Home prices may be setting new records across the state, but not on Cape Cod.

One of the country’s favorite vacation spots, the sandy spit has seen home prices fall during the first six months of 2016, according to The Warren Group, publisher of Banker & Tradesman.

The median home price in Barnstable County, which covers towns on the Cape from Sandwich to Provincetown, fell 1.4 percent compared to the same period last year, to $345,000.

In fact, the decline was as high as 3 percent through the end of May, before narrowing to 1.4 percent at the end of June.

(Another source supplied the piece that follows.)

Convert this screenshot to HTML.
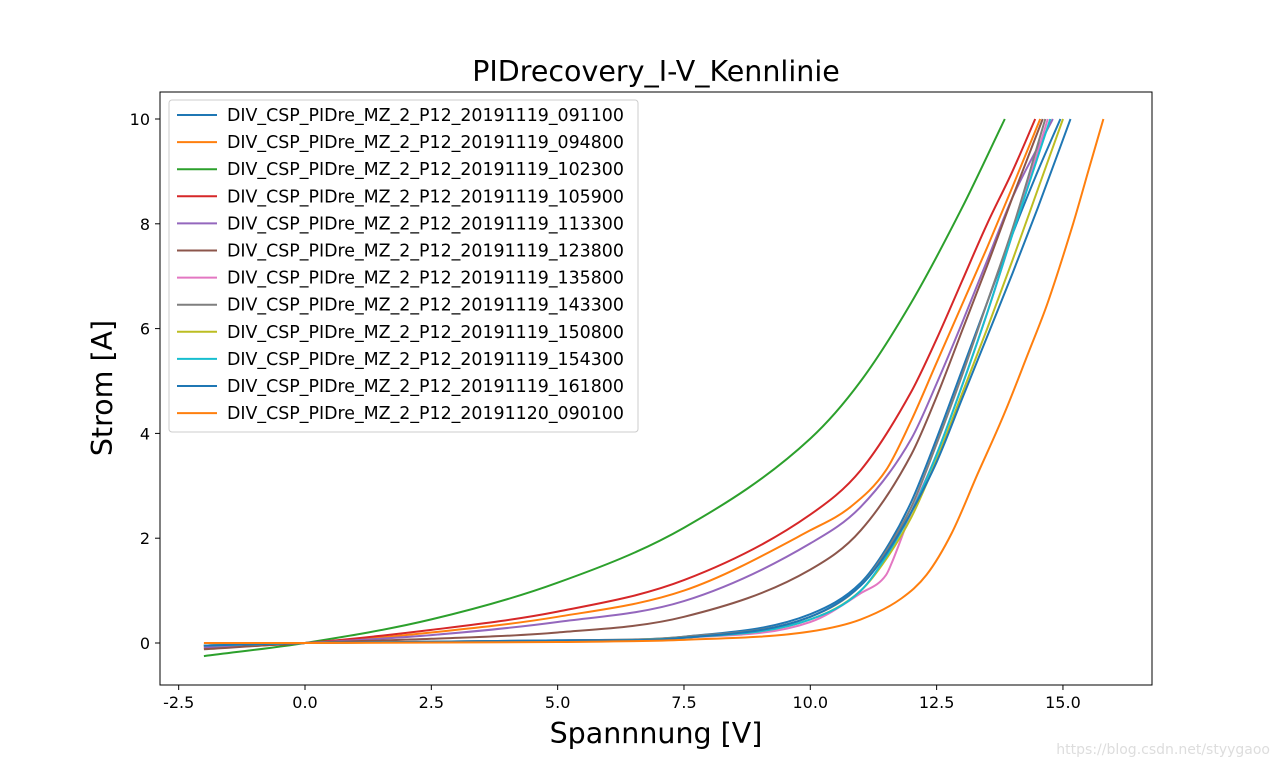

More significantly, home prices on the Cape, with the exception of a few towns, have yet to get back to the records set during the last real estate boom a decade ago.

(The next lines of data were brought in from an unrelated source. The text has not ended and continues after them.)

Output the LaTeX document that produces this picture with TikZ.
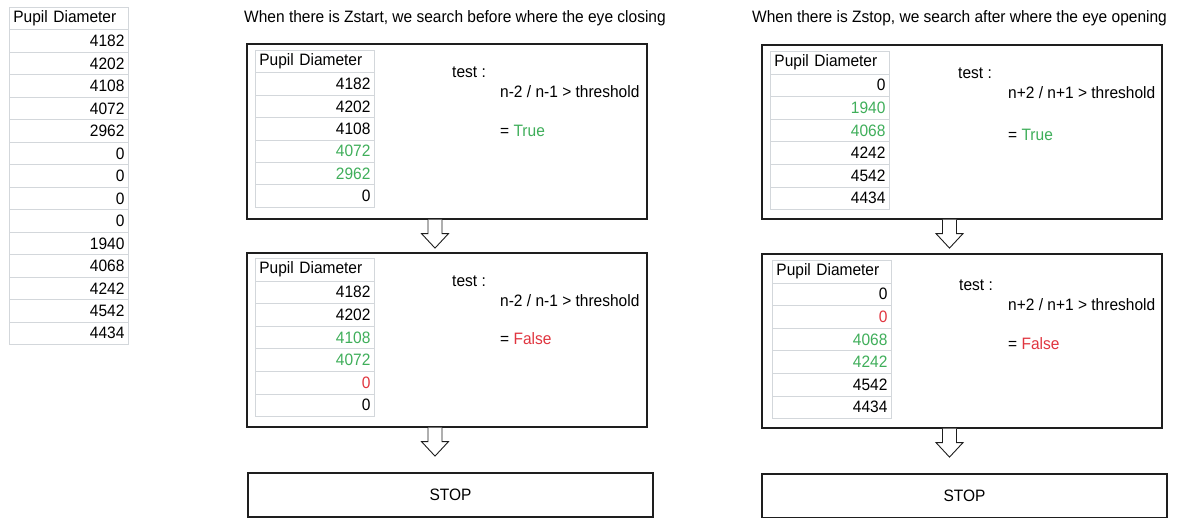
\documentclass[tikz,border=0pt]{standalone}
\usepackage{fontspec}
\setmainfont{Liberation Sans}[FakeStretch=0.94]
\usetikzlibrary{calc}
\definecolor{gridc}{HTML}{D3D7DB}
\definecolor{okgreen}{HTML}{3FAE5A}
\definecolor{badred}{HTML}{E0353F}
\definecolor{boxc}{HTML}{1E1E1E}
\tikzset{
  hdrcell/.style={anchor=north west, draw=gridc, line width=0.8pt, text width=111pt,
    inner xsep=4pt, inner ysep=0pt, align=left},
  valcell/.style={anchor=north west, draw=gridc, line width=0.8pt, text width=111pt,
    inner xsep=4pt, inner ysep=0pt, align=right},
  bigbox/.style={draw=boxc, line width=1.2pt, inner sep=0pt},
  plain/.style={anchor=west, inner sep=0pt},
  harrow/.style={draw=boxc, line width=0.9pt, fill=white, line join=miter}
}
\newcommand\pdtable[5]{%
  \node[hdrcell, minimum height=#4] (#1-0) at (#2,#3) {Pupil Diameter};
  \foreach \c/\v [count=\i] in {#5} {
    \node[valcell, minimum height=#4] (#1-\i) at ({#2},{#3+\i*#4}) {\textcolor{\c}{\v}};
  }%
}
\newcommand\hollowarrow[3]{% #1 start node anchor, #2 x shift, #3 name
  \coordinate (#3) at ($(#1)+(#2,0)$);
  \draw[harrow] (#3) ++(-7,0) -- ++(0,14) -- ++(-6.5,0) -- ++(13.5,14.5)
     -- ++(13.5,-14.5) -- ++(-6.5,0) -- ++(0,-14);
}
\begin{document}
\begin{tikzpicture}[x=1pt,y=-1pt,font=\fontsize{16.5pt}{19pt}\selectfont]
\useasboundingbox (0,0) rectangle (1178,518);

% left full table
\pdtable{L}{9}{7}{22.47}{black/4182,black/4202,black/4108,black/4072,black/2962,black/0,black/0,black/0,black/0,black/1940,black/4068,black/4242,black/4542,black/4434}

% titles
\node[plain] (t1) at (244,18) {When there is Zstart, we search before where the eye closing};
\node[plain] (t2) at (752,18) {When there is Zstop, we search after where the eye opening};

% left column boxes
\node[bigbox, minimum width=400, minimum height=175] (b1) at (447,131.5) {};
\node[bigbox, minimum width=400, minimum height=174] (b2) at (447,340) {};
\node[bigbox, minimum width=405, minimum height=44] (b3) at (450.5,495) {STOP};

% right column boxes
\node[bigbox, minimum width=400, minimum height=174] (b4) at (962,132) {};
\node[bigbox, minimum width=400, minimum height=174] (b5) at (962,341) {};
\node[bigbox, minimum width=405, minimum height=44] (b6) at (964.5,496) {STOP};

% tables inside boxes
\pdtable{A}{255}{50}{22.4}{black/4182,black/4202,black/4108,okgreen/4072,okgreen/2962,black/0}
\pdtable{B}{255}{258}{22.6}{black/4182,black/4202,okgreen/4108,okgreen/4072,badred/0,black/0}
\pdtable{C}{770}{51}{22.6}{black/0,okgreen/1940,okgreen/4068,black/4242,black/4542,black/4434}
\pdtable{D}{772}{260}{22.6}{black/0,badred/0,okgreen/4068,okgreen/4242,black/4542,black/4434}

% test texts
\node[plain] (a1) at (452,72) {test :};
\node[plain] (a2) at (500,92) {n-2 / n-1 > threshold};
\node[plain] (a3) at (500,131) {= \textcolor{okgreen}{True}};

\node[plain] (b1a) at (452,281) {test :};
\node[plain] (b1b) at (500,301) {n-2 / n-1 > threshold};
\node[plain] (b1c) at (500,339) {= \textcolor{badred}{False}};

\node[plain] (c1) at (958,73) {test :};
\node[plain] (c2) at (1008,93) {n+2 / n+1 > threshold};
\node[plain] (c3) at (1008,135) {= \textcolor{okgreen}{True}};

\node[plain] (d1) at (959,285) {test :};
\node[plain] (d2) at (1008,305) {n+2 / n+1 > threshold};
\node[plain] (d3) at (1008,344) {= \textcolor{badred}{False}};

% hollow arrows
\hollowarrow{b1.south}{-12}{p1}
\hollowarrow{b2.south}{-12}{p2}
\hollowarrow{b4.south}{-12.5}{p3}
\hollowarrow{b5.south}{-12.5}{p4}
\end{tikzpicture}
\end{document}
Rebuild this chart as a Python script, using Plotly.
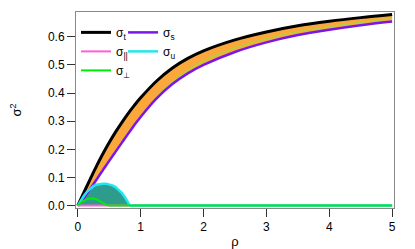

By contrast, home prices in several upscale suburbs and urban neighborhoods across Eastern Massachusetts have long since surpassed their last peaks and are well into record territory.

The median price of a home in Massachusetts set a new record in June, rising to $380,000.

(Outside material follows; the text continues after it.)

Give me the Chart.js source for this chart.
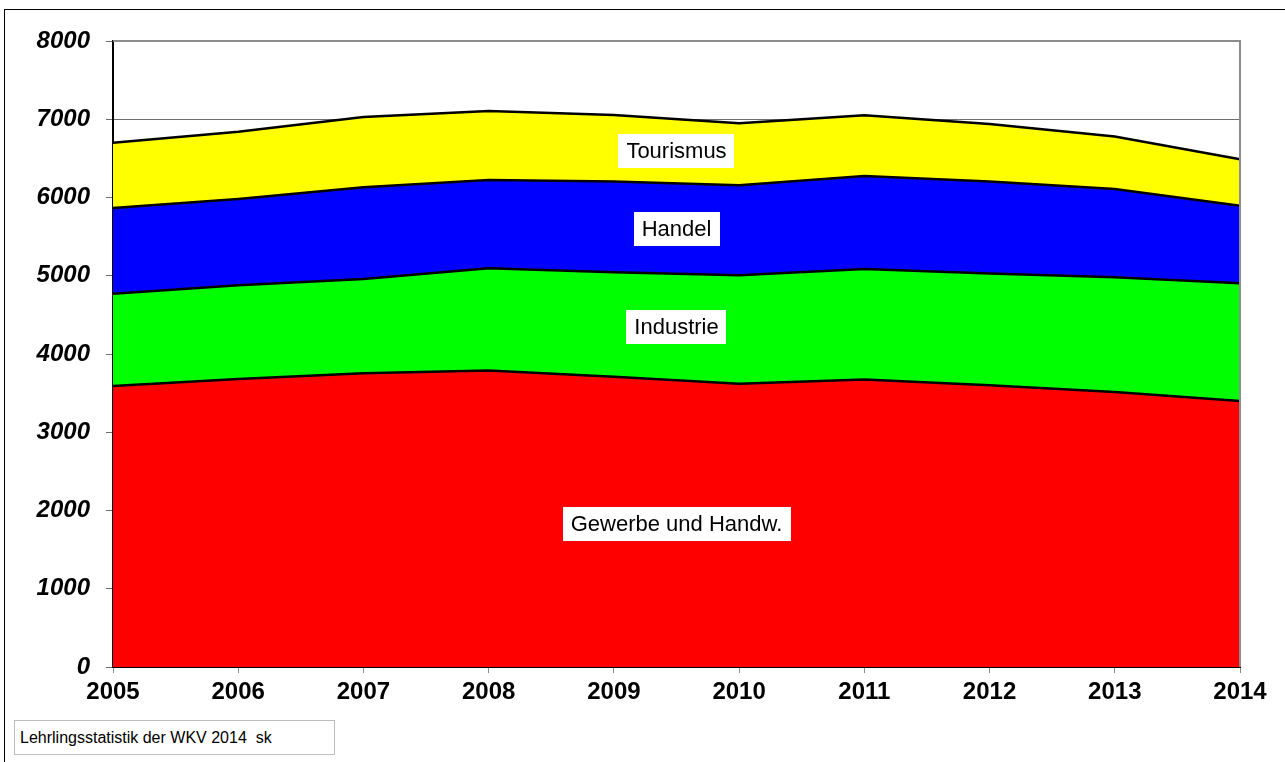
<!DOCTYPE html>
<html>
<head>
<meta charset="utf-8">
<script src="https://cdn.jsdelivr.net/npm/chart.js@4/dist/chart.umd.min.js"></script>
<style>
  html, body { margin: 0; padding: 0; background: #fff; }
  #wrap { position: relative; width: 1285px; height: 762px; overflow: hidden; }
  #frame { position: absolute; left: 4px; top: 9px; right: -5px; bottom: -5px; border-left: 1px solid #000; border-top: 1px solid #000; }
  #chart { position: absolute; left: 0; top: 0; }
  #source { position: absolute; left: 14px; top: 720px; width: 321px; height: 35px; border: 1px solid #bdbdbd; background: #fff;
    font: 16px "Liberation Sans", Arial, sans-serif; line-height: 33px; padding-left: 5px; box-sizing: border-box; color: #000; }
</style>
</head>
<body>
<div id="wrap">
  <div id="frame"></div>
  <canvas id="chart" width="1285" height="762"></canvas>
  <div id="source">Lehrlingsstatistik der WKV 2014&nbsp; sk</div>
</div>
<script>
const years = ["2005", "2006", "2007", "2008", "2009", "2010", "2011", "2012", "2013", "2014"];
const gewerbe = [3590, 3680, 3755, 3790, 3710, 3620, 3675, 3600, 3515, 3400];
const industrie = [1180, 1200, 1205, 1305, 1335, 1385, 1410, 1430, 1465, 1505];
const handel = [1095, 1100, 1170, 1130, 1160, 1150, 1190, 1175, 1130, 990];
const tourismus = [835, 860, 900, 880, 850, 795, 775, 735, 670, 595];
const yTicks = [0, 1000, 2000, 3000, 4000, 5000, 6000, 7000, 8000];

const series = [
  { label: "Gewerbe und Handw.", data: gewerbe, color: "#ff0000" },
  { label: "Industrie", data: industrie, color: "#00ff00" },
  { label: "Handel", data: handel, color: "#0000ff" },
  { label: "Tourismus", data: tourismus, color: "#ffff00" }
];

const fontFamily = '"Liberation Sans", Arial, sans-serif';

// white boxed labels in the middle of each band (between 2009 and 2010)
const bandLabels = {
  id: "bandLabels",
  afterDatasetsDraw(chart) {
    const { ctx, scales } = chart;
    const xPos = scales.x.getPixelForValue(4.5);
    let base = [0, 0];
    series.forEach((s) => {
      const top = [base[0] + s.data[4], base[1] + s.data[5]];
      const mid = (base[0] + base[1] + top[0] + top[1]) / 4;
      const yPos = scales.y.getPixelForValue(mid);
      ctx.save();
      ctx.font = "22px " + fontFamily;
      const w = ctx.measureText(s.label).width + 16;
      const h = 34;
      ctx.fillStyle = "#fff";
      ctx.fillRect(Math.round(xPos - w / 2), Math.round(yPos - h / 2), Math.round(w), h);
      ctx.fillStyle = "#000";
      ctx.textAlign = "center";
      ctx.textBaseline = "middle";
      ctx.fillText(s.label, xPos, yPos + 1);
      ctx.restore();
      base = top;
    });
  },
  afterDraw(chart) {
    const { ctx, chartArea } = chart;
    ctx.save();
    ctx.strokeStyle = "#8c8c8c";
    ctx.lineWidth = 2;
    ctx.beginPath();
    ctx.moveTo(chartArea.left, chartArea.top);
    ctx.lineTo(chartArea.right, chartArea.top);
    ctx.lineTo(chartArea.right, chartArea.bottom);
    ctx.stroke();
    ctx.restore();
  }
};

new Chart(document.getElementById("chart"), {
  type: "line",
  data: {
    labels: years,
    datasets: series.map((s, i) => ({
      label: s.label,
      data: s.data,
      backgroundColor: s.color,
      borderColor: "#000",
      borderWidth: 2.5,
      pointRadius: 0,
      tension: 0,
      fill: i === 0 ? "origin" : "-1"
    }))
  },
  options: {
    responsive: false,
    animation: false,
    layout: { padding: { top: 41, right: 45, bottom: 0, left: 0 } },
    plugins: {
      legend: { display: false },
      tooltip: { enabled: false }
    },
    scales: {
      x: {
        offset: false,
        afterFit: (scale) => { scale.height = 95; },
        grid: { drawOnChartArea: false, color: "#8c8c8c", tickLength: 6 },
        border: { color: "#000", width: 2 },
        ticks: {
          color: "#000",
          maxRotation: 0,
          autoSkip: false,
          padding: 5,
          font: { family: fontFamily, size: 24, weight: "bold" }
        }
      },
      y: {
        stacked: true,
        min: 0,
        max: 8000,
        afterFit: (scale) => { scale.width = 113; },
        afterBuildTicks: (scale) => { scale.ticks = yTicks.map((v) => ({ value: v })); },
        grid: { color: "#6e6e6e", tickLength: 7 },
        border: { color: "#000", width: 2 },
        ticks: {
          color: "#000",
          padding: 16,
          callback: (value) => String(value),
          font: { family: fontFamily, size: 24, weight: "bold", style: "italic" }
        }
      }
    }
  },
  plugins: [bandLabels]
});
</script>
</body>
</html>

“If someone is selling a property in Boston, they can get top dollar there and buy something here for prices that may seem much better than they did at the top of the market in the mid-2000s,” said 2016 MAR President Annie Blatz, branch executive at Kinlin Grover Real Estate on Cape Cod.

“From that standpoint, it’s a great market for buying a retirement or second home,” she said.

Orleans saw one of the biggest drops since last year, with the town’s median home price plunging 11 percent, to $563,000, Warren Group numbers show.

Dennis fell 7.1 percent, to $325,000, while Wellfleet fell 6 percent, to $492,000.

Other towns saw smaller but still significant declines, including: Eastham, which fell 4.5 percent to $397,750; Harwich, 4 percent to $350,000; Truro, 2 percent to $615,000; and Marston Mills, 3 percent to $319,000.

A couple towns bucked the trends, though. Provincetown has seen its median home price jump more than 40 percent, to $895,000, while Centerville rose 10 percent, to $320,000.